Assessment of Purchase Price
The court further analyzed the price involved in the transaction, which was equal to the outstanding loan balance that Snyder owed to Robinson Loan Company. This raised questions about the legitimacy of the sale, as paying only the amount necessary to settle an existing debt did not reflect a typical sale transaction where a purchaser would pay a market price for the property. The court reasoned that if Olson intended to purchase the harvester, he would have needed to provide additional consideration beyond the debt owed, which was not the case here. This aspect, combined with Snyder's financial difficulties, suggested that the transaction was more accurately characterized as a means to secure a loan rather than a true sale. The inadequacy of the purchase price was thus a significant consideration in the court's determination of the parties' intentions.
Context of Financial Distress
The court also took into account Snyder's financial distress at the time of the transaction, noting that he was under significant pressure to address his debts to avoid losing his property.

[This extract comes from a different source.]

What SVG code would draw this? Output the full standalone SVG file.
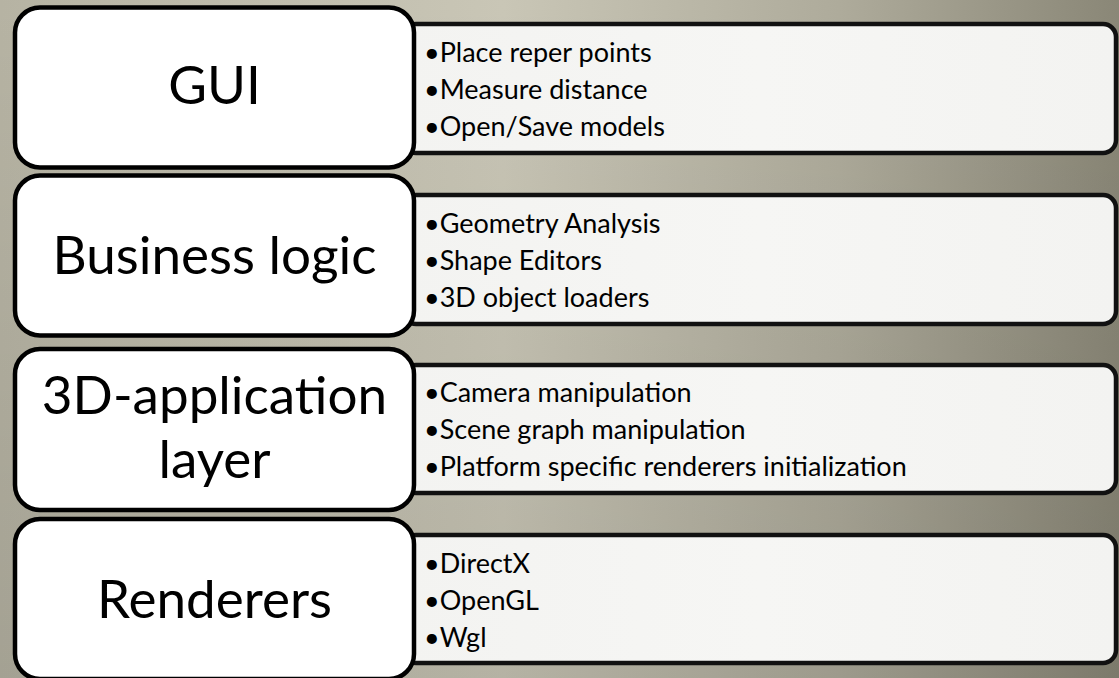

This context was relevant in understanding why Snyder might have agreed to the transaction with Olson, as he was not in a position to negotiate from a place of strength. The court highlighted that when a transfer of property occurs under such financial duress, it often indicates that the transaction was intended to be a security mechanism rather than a sale. This further supported the conclusion that Snyder's execution of the bill of sale was a desperate measure to retain ownership of the harvester while securing necessary funds to pay off an existing loan. The court's assessment of Snyder's circumstances underscored the importance of analyzing the broader context of the transaction to ascertain the true nature of the agreement.
Conclusion on Evidence and Verdict
After reviewing all the evidence, the court concluded that the prosecution failed to establish that a sale occurred as charged. Rather, the evidence convincingly demonstrated that the bill of sale was executed as a security device for Snyder's loan rather than as an absolute transfer of ownership. The court found that the various factors considered—such as the retention of possession, the nature of the negotiations, ongoing debt, and financial pressure—collectively pointed toward an arrangement intended to secure a loan. Consequently, the court determined that the conviction could not be sustained, as the evidence did not support the assertion that Snyder had sold mortgaged property. The judgment was reversed, and instructions were provided to dismiss the charges against Snyder, reinforcing the need for clarity in distinguishing between security transactions and sales in similar cases.